Dans moins d’un an, les électeurs canadiens seront appelés aux urnes pour choisir leurs représentants à la Chambre des communes. La politique sera toujours la politique. Il y a donc fort à parier qu’au cours des prochains mois, le bon Stephen Harper sortira de sa tanière et verra son ombre pour nous dire que la prospérité, la sécurité et les bons jours arriveront sous peu. Les dollars vont pleuvoir, les prises de conscience environnementales, les pénitents et autres déchirés de remords envahiront l’espace public. La grande séduction quoi! Nous le savons tous. Mais nous laisserons-nous encore berner? Harper aura fait au moins une bonne chose durant son « règne » : les élections à date fixe. Il doit d’ailleurs le regretter à grands sanglots. Justin Trudeau, qui a autant de contenu politique et de substance qu’un compte bancaire le lendemain de Noël, est sur sa lancée. Triste mais salutaire?

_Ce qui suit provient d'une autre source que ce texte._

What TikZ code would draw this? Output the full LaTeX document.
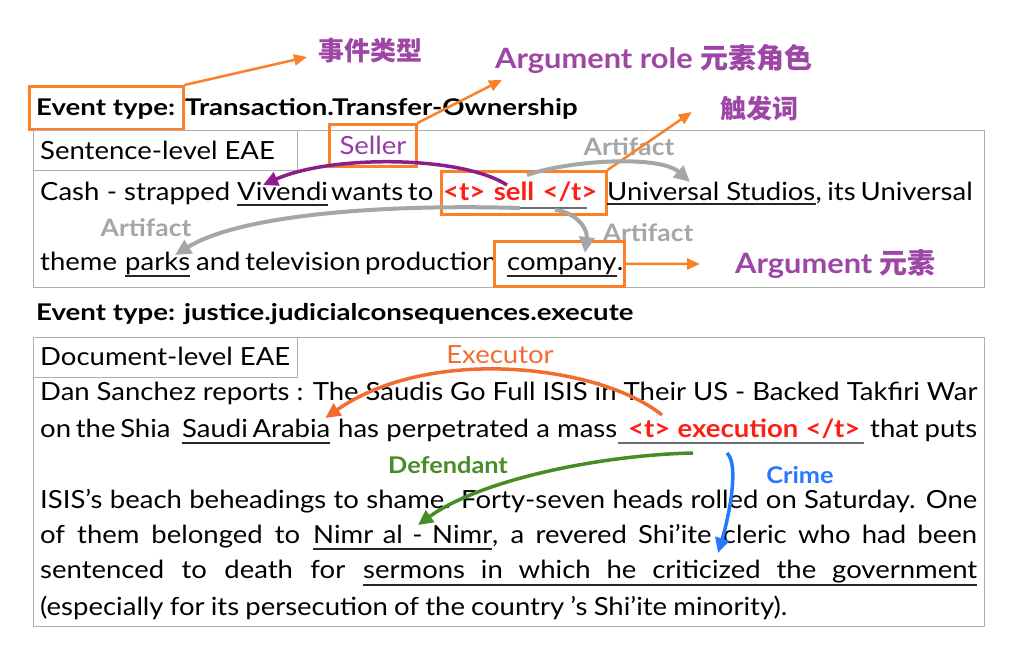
\documentclass[tikz,border=0pt]{standalone}
\usepackage{fontspec}
\setmainfont{Lato}[FakeStretch=1.1]
\newfontfamily\hdfont{Lato}[FakeStretch=1.2]
\newfontfamily\cjk{Noto Sans CJK SC}
\usetikzlibrary{arrows.meta,calc}
\definecolor{orangeA}{RGB}{252,128,40}
\definecolor{purpleL}{RGB}{158,70,165}
\definecolor{purpleS}{RGB}{150,60,165}
\definecolor{purpleA}{RGB}{140,30,140}
\definecolor{grayA}{RGB}{166,166,166}
\definecolor{grayU}{RGB}{110,110,110}
\definecolor{frameC}{RGB}{175,175,175}
\definecolor{redT}{RGB}{255,30,20}
\definecolor{execC}{RGB}{242,108,50}
\definecolor{greenD}{RGB}{72,140,40}
\definecolor{blueC}{RGB}{40,120,255}
\begin{document}
\begin{tikzpicture}[x=1pt,y=-1pt,
  txt/.style={inner sep=0pt, anchor=base west, font=\fontsize{25}{30}\selectfont},
  btxt/.style={inner sep=0pt, anchor=base west, font=\hdfont\bfseries\fontsize{23}{27}\selectfont},
  trg/.style={inner sep=0pt, anchor=base west, text=redT, font=\bfseries\fontsize{25}{30}\selectfont},
  lab/.style={inner sep=0pt, text=purpleL, font=\bfseries\fontsize{28}{32}\selectfont},
  cn/.style={inner sep=0pt, text=purpleL, font=\cjk\bfseries\fontsize{26}{30}\selectfont},
  artlab/.style={inner sep=0pt, text=grayA, font=\bfseries\fontsize{24}{28}\selectfont},
  obox/.style={draw=orangeA, line width=2.5pt, inner sep=0pt, anchor=north west},
  gbox/.style={draw=frameC, line width=1pt, inner sep=0pt, anchor=north west},
  oarrow/.style={draw=orangeA, line width=2.5pt, -{Triangle[length=13pt,width=11pt]}},
  garrow/.style={draw=grayA, line width=4pt, -{Triangle[length=16pt,width=15pt]}},
  parrow/.style={draw=purpleA, line width=3.5pt, -{Triangle[length=15pt,width=14pt]}},
  earrow/.style={draw=execC, line width=3.5pt, -{Triangle[length=15pt,width=14pt]}},
  darrow/.style={draw=greenD, line width=3.5pt, -{Triangle[length=15pt,width=14pt]}},
  carrow/.style={draw=blueC, line width=3.5pt, -{Triangle[length=15pt,width=14pt]}},
  uline/.style={draw=black!85, line width=1.2pt},
  tline/.style={draw=grayU, line width=1.8pt}
]
\useasboundingbox (0,0) rectangle (1026,648);
\fill[white] (0,0) rectangle (1026,648);

% ---------------- Sentence-level part ----------------
\node[obox, minimum width=154, minimum height=43] (evbox) at (28,85) {};
\node[btxt] (ev1) at (36,115) {Event type:};
\node[btxt] (ev1v) at (185,115) {Transaction.Transfer-Ownership};
\node[cn, anchor=west] (cnevt) at (318,51) {事件类型};
\draw[oarrow] (evbox.north east) -- ([xshift=-11pt,yshift=-6pt]cnevt.west);

\node[lab, anchor=west] (argrole) at (495,59) {Argument role {\cjk\bfseries 元素角色}};

\node[gbox, minimum width=951, minimum height=157] (sframe) at (33,130) {};
\node[gbox, minimum width=264, minimum height=40] (slabbox) at (33,130) {};
\node[txt] (slab) at (40,159) {Sentence-level EAE};

\node[obox, minimum width=87, minimum height=42] (sellbox) at (328,123) {};
\node[inner sep=0pt, text=purpleS, font=\fontsize{25}{30}\selectfont] (seller) at (373,145) {Seller};
\draw[oarrow] (sellbox.north east) -- ([xshift=7pt,yshift=-6pt]argrole.south west);

\node[artlab] (art1) at (629,147) {Artifact};
\node[artlab] (art2) at (146,228) {Artifact};
\node[artlab] (art3) at (648,233) {Artifact};

% line 1
\node[txt] (s1a) at (40,200) {\makebox[190pt][s]{Cash - strapped}};
\node[txt] (viv) at (237,200) {Vivendi};
\node[txt] (s1b) at (331,200) {\makebox[101pt][s]{wants to}};
\node[trg] (trig1) at (443,200) {\makebox[154pt][s]{<t> sell </t>}};
\node[txt] (us) at (607,200) {Universal Studios};
\node[txt] (s1c) at (us.base east) {\makebox[157pt][s]{, its Universal}};
\node[obox, minimum width=165, minimum height=43] (trigbox) at (440,170) {};
\draw[uline] ([yshift=-5pt]viv.base west) -- ([yshift=-5pt]viv.base east);
\draw[uline] ([yshift=-4pt]us.base west) -- ([yshift=-4pt]us.base east);
\draw[tline] ([xshift=69pt,yshift=-8pt]trig1.base west) -- ([xshift=144pt,yshift=-8pt]trig1.base west);

% line 2
\node[txt] (s2a) at (40,270) {theme};
\node[txt] (parks) at (125,270) {parks};
\node[txt] (s2b) at (196,270) {\makebox[301pt][s]{and television production}};
\node[txt] (comp) at (507,270) {company};
\node[txt] (dot) at (comp.base east) {.};
\node[obox, minimum width=130, minimum height=45] (compbox) at (493,240) {};
\draw[uline] ([yshift=-6pt]parks.base west) -- ([yshift=-6pt]parks.base east);
\draw[uline] ([yshift=-6pt]comp.base west) -- ([yshift=-6pt]comp.base east);

\node[cn] (chufa) at (759,109) {触发词};
\draw[oarrow] (trigbox.north east) -- ([xshift=-28pt,yshift=-3pt]chufa.west);
\node[lab, anchor=west] (argel) at (735,264) {Argument {\cjk\bfseries 元素}};
\draw[oarrow] (compbox.east) -- ([xshift=-35pt]argel.west);

% sentence arrows
\draw[parrow] ($(trig1.base west)+(64,-15)$) .. controls (460,155) and (330,155) .. ($(viv.base west)+(26,-15)$);
\draw[garrow] ($(trig1.base west)+(84,-25)$) .. controls (570,160) and (660,155) .. ($(us.base west)+(83,-18)$);
\draw[garrow] ($(trig1.base west)+(77,8)$) .. controls (380,204) and (240,215) .. ($(parks.base west)+(50,-15)$);
\draw[garrow] ($(trig1.base west)+(112,10)$) .. controls (575,212) and (588,228) .. ($(comp.base west)+(78,-17)$);

% ---------------- Document-level part ----------------
\node[btxt] (ev2) at (36,320) {Event type: justice.judicialconsequences.execute};
\node[gbox, minimum width=951, minimum height=289] (dframe) at (33,337) {};
\node[gbox, minimum width=264, minimum height=40] (dlabbox) at (33,337) {};
\node[txt] (dlab) at (40,365) {Document-level EAE};

\node[inner sep=0pt, text=execC, font=\fontsize{25}{30}\selectfont] (exec) at (500,355) {Executor};
\node[inner sep=0pt, text=greenD, font=\bfseries\fontsize{23}{27}\selectfont] (defn) at (448,465) {Defendant};
\node[inner sep=0pt, text=blueC, font=\bfseries\fontsize{23}{27}\selectfont] (crime) at (800,475) {Crime};

\node[txt] (d1) at (40,400) {\makebox[937pt][s]{Dan Sanchez reports : The Saudis Go Full ISIS in Their US - Backed Takfiri War}};
\node[txt] (d2a) at (40,437) {\makebox[130pt][s]{on the Shia}};
\node[txt] (sa) at (182,437) {\makebox[148pt][s]{Saudi Arabia}};
\node[txt] (d2b) at (338,437) {\makebox[279pt][s]{has perpetrated a mass}};
\node[trg] (trig2) at (628,437) {\makebox[232pt][s]{<t> execution </t>}};
\node[txt] (d2c) at (870,437) {\makebox[107pt][s]{that puts}};
\node[txt] (d3) at (40,508) {\makebox[937pt][s]{ISIS’s beach beheadings to shame. Forty-seven heads rolled on Saturday. One}};
\node[txt] (d4a) at (40,543) {\makebox[260pt][s]{of them belonged to}};
\node[txt] (nimr) at (313,543) {\makebox[179pt][s]{Nimr al - Nimr}};
\node[txt] (d4b) at (492,543) {\makebox[485pt][s]{, a revered Shi’ite cleric who had been}};
\node[txt] (d5a) at (40,578) {\makebox[305pt][s]{sentenced to death for}};
\node[txt] (serm) at (363,578) {\makebox[614pt][s]{sermons in which he criticized the government}};
\node[txt] (d6) at (40,615) {\makebox[747pt][s]{(especially for its persecution of the country ’s Shi’ite minority).}};

\draw[uline] ([yshift=-6pt]sa.base west) -- ([yshift=-6pt]sa.base east);
\draw[tline] ([xshift=-10pt,yshift=-6pt]trig2.base west) -- ([xshift=4pt,yshift=-6pt]trig2.base east);
\draw[uline] ([yshift=-6pt]nimr.base west) -- ([yshift=-6pt]nimr.base east);
\draw[uline] ([yshift=-7pt]serm.base west) -- ([yshift=-7pt]serm.base east);

\draw[earrow] ($(trig2.base west)+(34,-22)$) .. controls (600,365) and (430,345) .. ($(sa.base east)+(-5,-19)$);
\draw[darrow] ($(trig2.base west)+(65,16)$) .. controls (600,455) and (480,480) .. ($(nimr.base west)+(105,-18)$);
\draw[carrow] ($(trig2.base west)+(99,16)$) .. controls (740,465) and (728,520) .. ($(serm.base west)+(355,-25)$);
\end{tikzpicture}
\end{document}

Exclure intentionnellement
Nous consacrons le dossier spécial de cette édition à l’exclusion sociale. La politique conservatrice de Harper a tout de la manipulation qui vise à exclure, à diviser, à faire peur à la population : le seul moyen d’éviter un potentiel consensus contre lui. Depuis son accession au pouvoir en 2006, le premier ministre canadien a commencé à exclure les journalistes en refusant de répondre aux questions. Sa réforme de l’assurance-emploi a ostracisé une partie de la population déjà vulnérable, les travailleurs saisonniers par exemple. Le rouleau compresseur a même réussi à faire taire les scientifiques et autres professionnels de la fonction publique canadienne, abolissant du même coup le droit du public à une information objective. Combien de sénateurs, de députés, de ministres et de fonctionnaires a-t-il sacrifiés pour éviter les initiatives personnelles au sein de sa propre garde. Mais l’insulte suprême, c’est à la population qu’il l’a faite, en l’excluant du processus démocratique. Combien de fois il a fait preuve de mépris à l’égard des groupes de pression qui mettent en doute ses politiques! Non seulement, il ne tient pas compte des manifestations et des messages portés par ses opposants, mais les ignore totalement.

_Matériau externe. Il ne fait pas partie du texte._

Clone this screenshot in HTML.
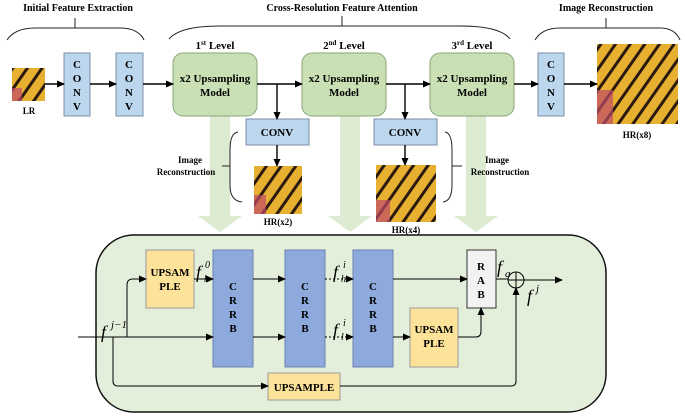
<!DOCTYPE html>
<html><head><style>body{margin:0;background:#fff}svg{display:block}</style></head><body>
<svg width="685" height="417" viewBox="0 0 685 417" xmlns="http://www.w3.org/2000/svg" font-family="Liberation Serif, serif" font-weight="bold">
<defs>
<marker id="a" markerWidth="8" markerHeight="8" refX="7" refY="4" orient="auto" markerUnits="userSpaceOnUse"><path d="M0,0.5 L8,4 L0,7.5z" fill="#000"/></marker>
<pattern id="bf" width="12" height="12" patternUnits="userSpaceOnUse" patternTransform="rotate(35)"><rect width="12" height="12" fill="#e8b030"/><rect width="3" height="12" fill="#2a1a10"/></pattern>
</defs>
<g fill="#dcebd2">
<path d="M210,116h20v100h12l-22,16l-22,-16h12z"/>
<path d="M340,116h20v100h12l-22,16l-22,-16h12z"/>
<path d="M466,116h20v100h12l-22,16l-22,-16h12z"/>
</g>
<g font-size="10" text-anchor="middle">
<text x="78" y="11">Initial Feature Extraction</text>
<text x="342" y="11">Cross-Resolution Feature Attention</text>
<text x="606" y="11">Image Reconstruction</text>
</g>
<g fill="none" stroke="#222" stroke-width="1">
<path d="M7,40 Q15,28 35,28 H120 Q138,28 144,40 M75,28 V18"/>
<path d="M169,39 Q180,26 220,26 H460 Q500,26 510,39 M342,26 V16"/>
<path d="M535,40 Q542,28 560,28 H660 Q675,28 680,40 M606,28 V18"/>
<path d="M238,132 Q230,133 230,150 V185 Q230,201 242,202 M230,166 H222"/>
<path d="M445,132 Q452,133 452,150 V185 Q452,201 443,202 M452,166 H462"/>
</g>
<g>
<rect x="12" y="68" width="33" height="33" fill="url(#bf)"/><rect x="12" y="88" width="10" height="13" fill="#c04a6a" opacity=".7"/>
<rect x="254" y="166" width="48" height="48" fill="url(#bf)"/><rect x="254" y="195" width="12" height="19" fill="#c04a6a" opacity=".7"/>
<rect x="376" y="165" width="60" height="57" fill="url(#bf)"/><rect x="376" y="200" width="14" height="22" fill="#c04a6a" opacity=".7"/>
<rect x="597" y="44" width="81" height="80" fill="url(#bf)"/><rect x="597" y="90" width="16" height="34" fill="#c04a6a" opacity=".7"/>
</g>
<g font-size="9" text-anchor="middle">
<text x="29" y="114">LR</text>
<text x="278" y="225">HR(x2)</text>
<text x="406" y="233">HR(x4)</text>
<text x="637" y="138">HR(x8)</text>
<text x="190" y="163">Image</text><text x="186" y="175">Reconstruction</text>
<text x="497" y="163">Image</text><text x="500" y="175">Reconstruction</text>
</g>
<g fill="#bcd6ee" stroke="#7a8ea8" stroke-width="1">
<rect x="64" y="53" width="26" height="63"/><rect x="116" y="53" width="27" height="63"/><rect x="538" y="53" width="26" height="63"/>
<rect x="246" y="119" width="63" height="26"/><rect x="374" y="119" width="63" height="26"/>
</g>
<g font-size="11" text-anchor="middle">
<text x="77" y="68">C</text><text x="77" y="82">O</text><text x="77" y="96">N</text><text x="77" y="110">V</text>
<text x="129" y="68">C</text><text x="129" y="82">O</text><text x="129" y="96">N</text><text x="129" y="110">V</text>
<text x="551" y="68">C</text><text x="551" y="82">O</text><text x="551" y="96">N</text><text x="551" y="110">V</text>
<text x="277" y="136">CONV</text><text x="405" y="136">CONV</text>
</g>
<g fill="#c8e0b4" stroke="#8aa67a">
<rect x="173" y="53" width="84" height="63" rx="10"/><rect x="302" y="53" width="84" height="63" rx="10"/><rect x="430" y="53" width="84" height="63" rx="10"/>
</g>
<g font-size="11" text-anchor="middle">
<text x="215" y="82">x2 Upsampling</text><text x="215" y="96">Model</text>
<text x="344" y="82">x2 Upsampling</text><text x="344" y="96">Model</text>
<text x="472" y="82">x2 Upsampling</text><text x="472" y="96">Model</text>
<text x="215" y="49">1<tspan font-size="7" dy="-4">st</tspan><tspan dy="4"> Level</tspan></text>
<text x="344" y="49">2<tspan font-size="7" dy="-4">nd</tspan><tspan dy="4"> Level</tspan></text>
<text x="472" y="49">3<tspan font-size="7" dy="-4">rd</tspan><tspan dy="4"> Level</tspan></text>
</g>
<g stroke="#000" stroke-width="1.4" fill="none" marker-end="url(#a)">
<path d="M45,84H64"/><path d="M90,84H116"/><path d="M143,84H173"/><path d="M257,84H302"/><path d="M386,84H430"/><path d="M514,84H538"/><path d="M564,84H597"/>
<path d="M277,84V119"/><path d="M405,84V119"/><path d="M277,145V166"/><path d="M405,145V165"/>
</g>
<rect x="96" y="235" width="510" height="177" rx="38" fill="#e4efdb" stroke="#111" stroke-width="1.5"/>
<g fill="#fde39a" stroke="#999">
<rect x="146" y="250" width="48" height="58"/><rect x="410" y="308" width="48" height="59"/><rect x="268" y="373" width="72" height="27"/>
</g>
<g fill="#8eaadc" stroke="#6a80b0">
<rect x="213" y="250" width="40" height="117"/><rect x="285" y="250" width="40" height="117"/><rect x="353" y="250" width="40" height="117"/>
</g>
<rect x="467" y="250" width="29" height="58" fill="#f2f2f2" stroke="#333"/>
<g font-size="11" text-anchor="middle">
<text x="170" y="276">UPSAM</text><text x="170" y="290">PLE</text>
<text x="434" y="333">UPSAM</text><text x="434" y="347">PLE</text>
<text x="304" y="391">UPSAMPLE</text>
<text x="233" y="290">C</text><text x="233" y="304">R</text><text x="233" y="318">R</text><text x="233" y="332">B</text>
<text x="305" y="290">C</text><text x="305" y="304">R</text><text x="305" y="318">R</text><text x="305" y="332">B</text>
<text x="373" y="290">C</text><text x="373" y="304">R</text><text x="373" y="318">R</text><text x="373" y="332">B</text>
<text x="481" y="270">R</text><text x="481" y="284">A</text><text x="481" y="298">B</text>
</g>
<g stroke="#000" stroke-width="1" fill="none">
<path d="M78,337H213" marker-end="url(#a)"/>
<path d="M127,337V285Q127,279 133,279H146" marker-end="url(#a)"/>
<path d="M194,279H213" marker-end="url(#a)"/>
<path d="M253,279H285" marker-end="url(#a)"/><path d="M253,337H285" marker-end="url(#a)"/>
<path d="M325,279H353" stroke-dasharray="2,2" marker-end="url(#a)"/><path d="M325,337H353" stroke-dasharray="2,2" marker-end="url(#a)"/>
<path d="M393,279H467" marker-end="url(#a)"/><path d="M393,337H410" marker-end="url(#a)"/>
<path d="M458,337H476Q481,337 481,331V308" marker-end="url(#a)"/>
<path d="M113,337V381Q113,386 118,386H268" marker-end="url(#a)"/>
<path d="M340,386H511Q516,386 516,381V288" marker-end="url(#a)"/>
<path d="M496,279H508"/><path d="M524,280H562" marker-end="url(#a)"/>
<circle cx="516" cy="280" r="8" fill="none"/><path d="M508,280H524M516,272V288"/>
</g>
<g font-family="Liberation Serif, serif" font-style="italic" font-weight="normal" fill="#000">
<text x="101" y="338" font-size="18">f</text><text x="111" y="328" font-size="11">j−1</text>
<text x="196" y="278" font-size="18">f</text><text x="204" y="282" font-size="10">h</text><text x="205" y="268" font-size="10">0</text>
<text x="333" y="278" font-size="18">f</text><text x="341" y="282" font-size="10">h</text><text x="343" y="268" font-size="10">i</text>
<text x="333" y="336" font-size="18">f</text><text x="341" y="340" font-size="10">l</text><text x="343" y="326" font-size="10">i</text>
<text x="497" y="273" font-size="18">f</text><text x="505" y="277" font-size="11">a</text>
<text x="527" y="302" font-size="18">f</text><text x="536" y="292" font-size="11">j</text>
</g>
</svg>
</body></html>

Stephen Harper est la preuve vivante que la démocratie est en péril et que les citoyens doivent demeurer vigilants. Rien ne doit entraver ses projets économiques : ni l’environnement ni le bien-être des électeurs.

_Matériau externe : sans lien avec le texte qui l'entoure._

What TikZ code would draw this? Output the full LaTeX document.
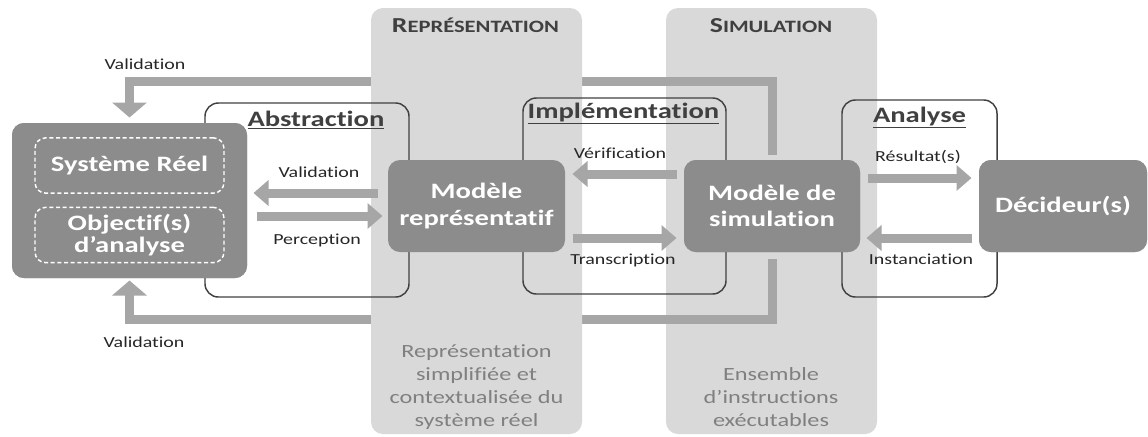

Quand Platon disait que « l’homme est la mesure de toute chose », il avait déjà l’intuition qu’il fallait croire en nos capacités. Il avait déjà compris que de laisser le pouvoir à d’autres ouvrait la porte au pire vice : mettre l’argent avant l’humain. Nous avons une valeur monétaire aujourd’hui comme électeur. Nous ne sommes pas en démocratie, mais en ploutocratie. Le problème, c’est que le système capitaliste est si bien implanté qu’on arrive à croire qu’il rime avec démocratie. Le pouvoir d’achat est considéré comme un pouvoir décisionnel. Et c’en est un! Ce cercle vicieux s’autorégule. Plus l’argent mène le monde, plus les idées ou les actions destinées à amoindrir ses ravages sont évacuées sans autre forme de procès. Qui croira un jour que le fait de partager les richesses apportera un équilibre, une justice sociale, un mode de vie plus sain, plus écologique même? Certainement pas ceux qui possèdent ces richesses. Et ce sont eux qui dictent les règles, qui s’insinuent dans toutes les sphères de notre quotidien par les médias, la publicité, les communications. Ils arrivent à nous manipuler et on en redemande. Pour être heureux, il nous faut tel ou tel gadget. La plénitude de l’épluche-patates! Quand la masse consomme, elle est heureuse. Quand elle est heureuse, les dictateurs ont le champ libre.
Quand manifester son désaccord ne mène à rien, comment se motiver? On rit de nous et nous… on rit aussi faute de comprendre ce qui se passe dans l’antichambre. Sommes-nous trop incompétents pour comprendre pourquoi les décideurs posent telle ou telle action? Mais c’est sûrement pour notre bien car, il y a quatre ans, nous avons voté pour eux et ils devaient nous représenter. La démocratie, ce n’est pas de voter tous les quatre ans, c’est de veiller au grain chaque jour. Garder un esprit critique. Utiliser sa voix. De toute façon, quand l’argent viendra à manquer, quand la terre rendra son dernier souffle, quand le système de justice jouera son vrai rôle, le vent changera de bord… C’est écrit dans le ciel. Mais d’ici là, la vigilance est de mise pour qu’au moins, si on rit de nous, on sache pourquoi. Reste à espérer que Stephen Harper vit sa dernière année au pouvoir. Mais après… Les traumatismes qu’il aura causés laisseront des traces indélébiles, malheureusement.